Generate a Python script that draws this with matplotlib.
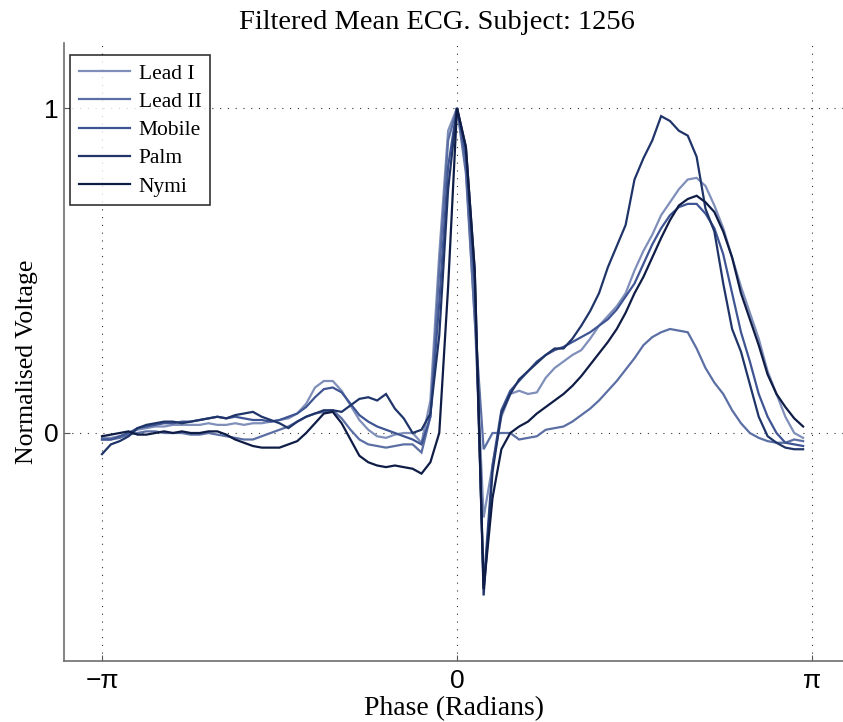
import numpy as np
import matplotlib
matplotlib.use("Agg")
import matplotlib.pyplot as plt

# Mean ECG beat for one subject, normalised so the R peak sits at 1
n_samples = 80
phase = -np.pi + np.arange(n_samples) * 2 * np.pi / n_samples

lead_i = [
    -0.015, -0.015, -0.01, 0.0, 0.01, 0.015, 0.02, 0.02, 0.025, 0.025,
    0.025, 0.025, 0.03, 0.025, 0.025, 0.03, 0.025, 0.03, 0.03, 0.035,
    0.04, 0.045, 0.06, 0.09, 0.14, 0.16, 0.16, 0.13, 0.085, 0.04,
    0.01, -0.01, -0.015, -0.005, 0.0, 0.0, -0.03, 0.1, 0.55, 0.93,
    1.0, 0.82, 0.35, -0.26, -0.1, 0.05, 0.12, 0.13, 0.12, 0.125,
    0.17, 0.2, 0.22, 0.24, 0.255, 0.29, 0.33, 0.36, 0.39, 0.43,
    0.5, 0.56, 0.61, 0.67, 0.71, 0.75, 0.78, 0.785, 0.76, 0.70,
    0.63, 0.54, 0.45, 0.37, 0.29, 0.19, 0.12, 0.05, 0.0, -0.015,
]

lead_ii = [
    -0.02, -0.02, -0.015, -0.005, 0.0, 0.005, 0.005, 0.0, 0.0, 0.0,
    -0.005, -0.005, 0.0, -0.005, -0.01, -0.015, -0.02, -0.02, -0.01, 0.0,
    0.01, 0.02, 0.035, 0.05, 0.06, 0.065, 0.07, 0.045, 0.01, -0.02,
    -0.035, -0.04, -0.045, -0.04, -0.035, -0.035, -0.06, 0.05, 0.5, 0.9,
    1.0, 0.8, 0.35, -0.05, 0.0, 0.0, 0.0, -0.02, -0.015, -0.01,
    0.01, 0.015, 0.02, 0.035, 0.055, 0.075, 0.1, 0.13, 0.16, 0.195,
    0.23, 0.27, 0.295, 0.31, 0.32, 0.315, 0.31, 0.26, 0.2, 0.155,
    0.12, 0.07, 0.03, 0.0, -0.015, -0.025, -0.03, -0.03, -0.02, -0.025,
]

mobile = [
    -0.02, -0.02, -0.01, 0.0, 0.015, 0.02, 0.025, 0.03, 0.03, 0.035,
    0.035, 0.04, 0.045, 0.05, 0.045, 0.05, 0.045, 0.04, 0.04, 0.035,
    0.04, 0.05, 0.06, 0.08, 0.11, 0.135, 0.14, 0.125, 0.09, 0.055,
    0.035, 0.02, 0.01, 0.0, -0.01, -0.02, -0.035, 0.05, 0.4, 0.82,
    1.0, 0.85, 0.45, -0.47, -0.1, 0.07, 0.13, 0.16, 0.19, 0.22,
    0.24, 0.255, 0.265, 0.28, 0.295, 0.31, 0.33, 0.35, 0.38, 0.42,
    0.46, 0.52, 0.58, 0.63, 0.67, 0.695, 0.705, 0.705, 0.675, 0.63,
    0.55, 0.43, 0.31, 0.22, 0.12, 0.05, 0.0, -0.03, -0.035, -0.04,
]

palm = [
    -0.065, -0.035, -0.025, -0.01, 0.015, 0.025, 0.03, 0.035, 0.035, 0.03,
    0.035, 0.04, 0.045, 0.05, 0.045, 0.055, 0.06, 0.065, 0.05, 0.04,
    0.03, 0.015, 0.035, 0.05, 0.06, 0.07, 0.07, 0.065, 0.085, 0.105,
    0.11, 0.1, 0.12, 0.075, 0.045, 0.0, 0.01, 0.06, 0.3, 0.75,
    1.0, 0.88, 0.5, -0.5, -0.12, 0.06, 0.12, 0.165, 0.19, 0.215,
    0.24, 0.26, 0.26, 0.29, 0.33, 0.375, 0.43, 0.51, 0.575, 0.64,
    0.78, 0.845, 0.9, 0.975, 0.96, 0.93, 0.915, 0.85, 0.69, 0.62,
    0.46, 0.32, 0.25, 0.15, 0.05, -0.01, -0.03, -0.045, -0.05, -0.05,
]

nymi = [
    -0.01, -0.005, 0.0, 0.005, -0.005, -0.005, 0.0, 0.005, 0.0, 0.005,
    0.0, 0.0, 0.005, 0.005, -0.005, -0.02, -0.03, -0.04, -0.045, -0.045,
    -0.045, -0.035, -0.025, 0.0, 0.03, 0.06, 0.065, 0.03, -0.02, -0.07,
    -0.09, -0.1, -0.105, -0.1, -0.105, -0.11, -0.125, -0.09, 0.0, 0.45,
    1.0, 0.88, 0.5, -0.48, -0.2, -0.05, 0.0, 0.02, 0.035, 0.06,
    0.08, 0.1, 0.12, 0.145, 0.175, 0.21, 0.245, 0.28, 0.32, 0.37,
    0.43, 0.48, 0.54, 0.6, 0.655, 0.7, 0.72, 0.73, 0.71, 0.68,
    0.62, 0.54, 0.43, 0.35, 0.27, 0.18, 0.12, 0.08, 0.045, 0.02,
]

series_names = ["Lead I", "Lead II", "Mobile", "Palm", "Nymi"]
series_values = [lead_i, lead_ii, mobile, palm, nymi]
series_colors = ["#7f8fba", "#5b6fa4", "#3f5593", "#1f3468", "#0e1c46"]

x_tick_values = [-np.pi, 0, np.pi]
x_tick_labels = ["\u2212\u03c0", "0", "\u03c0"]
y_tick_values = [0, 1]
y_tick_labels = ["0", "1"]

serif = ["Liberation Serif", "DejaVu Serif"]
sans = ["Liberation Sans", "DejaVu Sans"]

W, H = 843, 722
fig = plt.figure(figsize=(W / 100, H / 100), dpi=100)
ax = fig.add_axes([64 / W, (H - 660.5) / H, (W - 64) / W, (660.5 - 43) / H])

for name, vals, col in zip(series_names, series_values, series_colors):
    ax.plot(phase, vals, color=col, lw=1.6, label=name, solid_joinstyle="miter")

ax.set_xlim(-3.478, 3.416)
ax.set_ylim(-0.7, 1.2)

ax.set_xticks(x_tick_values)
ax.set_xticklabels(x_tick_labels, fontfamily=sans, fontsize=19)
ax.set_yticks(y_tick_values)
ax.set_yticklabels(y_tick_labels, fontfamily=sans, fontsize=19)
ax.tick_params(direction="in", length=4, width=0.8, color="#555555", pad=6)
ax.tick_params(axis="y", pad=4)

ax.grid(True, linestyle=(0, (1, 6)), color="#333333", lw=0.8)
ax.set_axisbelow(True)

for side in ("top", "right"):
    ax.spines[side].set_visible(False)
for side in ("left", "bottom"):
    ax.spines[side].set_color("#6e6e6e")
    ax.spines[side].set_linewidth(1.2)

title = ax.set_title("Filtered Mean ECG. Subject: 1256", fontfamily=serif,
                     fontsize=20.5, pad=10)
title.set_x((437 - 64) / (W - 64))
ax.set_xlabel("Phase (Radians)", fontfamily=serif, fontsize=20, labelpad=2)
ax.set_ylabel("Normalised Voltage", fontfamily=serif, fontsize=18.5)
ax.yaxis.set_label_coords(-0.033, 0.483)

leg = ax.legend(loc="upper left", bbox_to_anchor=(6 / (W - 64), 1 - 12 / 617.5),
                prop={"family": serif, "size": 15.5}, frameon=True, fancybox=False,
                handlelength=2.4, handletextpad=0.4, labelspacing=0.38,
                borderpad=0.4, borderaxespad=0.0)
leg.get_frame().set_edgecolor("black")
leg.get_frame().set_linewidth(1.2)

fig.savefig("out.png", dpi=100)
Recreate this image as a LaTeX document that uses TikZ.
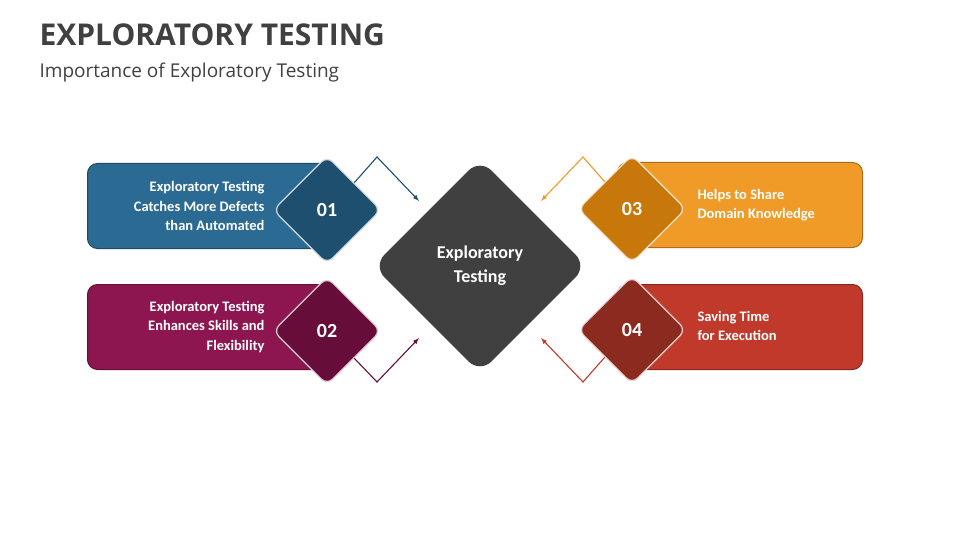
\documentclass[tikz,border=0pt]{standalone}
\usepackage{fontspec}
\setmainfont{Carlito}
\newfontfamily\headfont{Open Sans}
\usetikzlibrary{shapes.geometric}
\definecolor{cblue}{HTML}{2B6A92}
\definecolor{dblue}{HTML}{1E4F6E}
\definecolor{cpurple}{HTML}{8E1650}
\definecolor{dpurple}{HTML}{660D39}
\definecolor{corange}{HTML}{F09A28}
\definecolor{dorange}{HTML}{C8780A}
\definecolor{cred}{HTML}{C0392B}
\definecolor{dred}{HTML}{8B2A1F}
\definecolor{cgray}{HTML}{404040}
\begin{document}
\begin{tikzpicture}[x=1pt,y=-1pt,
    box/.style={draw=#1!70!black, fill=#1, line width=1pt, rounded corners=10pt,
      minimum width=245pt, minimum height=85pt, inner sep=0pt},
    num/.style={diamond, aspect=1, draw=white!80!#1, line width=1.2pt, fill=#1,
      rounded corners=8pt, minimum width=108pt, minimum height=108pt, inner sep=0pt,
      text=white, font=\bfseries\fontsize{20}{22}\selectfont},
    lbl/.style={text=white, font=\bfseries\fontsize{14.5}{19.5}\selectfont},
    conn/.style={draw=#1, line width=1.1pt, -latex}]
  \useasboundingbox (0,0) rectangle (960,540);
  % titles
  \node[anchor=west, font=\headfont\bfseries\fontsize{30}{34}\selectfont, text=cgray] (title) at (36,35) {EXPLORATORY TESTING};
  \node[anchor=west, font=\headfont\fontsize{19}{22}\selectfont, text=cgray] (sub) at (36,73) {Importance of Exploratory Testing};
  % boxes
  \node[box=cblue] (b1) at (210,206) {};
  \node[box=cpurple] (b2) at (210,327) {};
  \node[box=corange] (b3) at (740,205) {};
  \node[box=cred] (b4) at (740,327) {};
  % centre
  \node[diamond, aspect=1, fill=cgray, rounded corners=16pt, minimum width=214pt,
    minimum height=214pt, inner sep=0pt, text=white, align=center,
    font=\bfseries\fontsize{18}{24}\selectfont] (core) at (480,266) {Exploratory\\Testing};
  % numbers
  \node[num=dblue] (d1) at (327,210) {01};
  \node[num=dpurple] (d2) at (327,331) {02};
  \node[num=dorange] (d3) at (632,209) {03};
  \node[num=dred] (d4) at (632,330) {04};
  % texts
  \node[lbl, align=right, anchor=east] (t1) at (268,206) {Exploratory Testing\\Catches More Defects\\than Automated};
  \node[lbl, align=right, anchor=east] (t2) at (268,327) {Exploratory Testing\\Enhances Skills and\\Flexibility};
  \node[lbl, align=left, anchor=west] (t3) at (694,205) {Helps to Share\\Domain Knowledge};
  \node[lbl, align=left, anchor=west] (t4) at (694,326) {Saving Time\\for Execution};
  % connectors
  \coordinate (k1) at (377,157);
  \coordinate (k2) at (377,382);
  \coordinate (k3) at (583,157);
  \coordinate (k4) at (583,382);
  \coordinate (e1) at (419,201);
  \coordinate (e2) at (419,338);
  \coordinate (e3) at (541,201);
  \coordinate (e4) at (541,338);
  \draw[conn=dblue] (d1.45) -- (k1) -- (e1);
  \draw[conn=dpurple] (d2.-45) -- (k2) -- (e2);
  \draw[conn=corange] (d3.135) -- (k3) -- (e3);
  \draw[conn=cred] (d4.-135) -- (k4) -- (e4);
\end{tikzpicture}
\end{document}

_____

Stated exercise:
Please quote the lines of the material, beginning with the first and ending with the one that contains "phase = -np.pi", exactly as written and without any pictures.

Result of this task:
Generate a Python script that draws this with matplotlib.
import numpy as np
import matplotlib
matplotlib.use("Agg")
import matplotlib.pyplot as plt

# Mean ECG beat for one subject, normalised so the R peak sits at 1
n_samples = 80
phase = -np.pi + np.arange(n_samples) * 2 * np.pi / n_samples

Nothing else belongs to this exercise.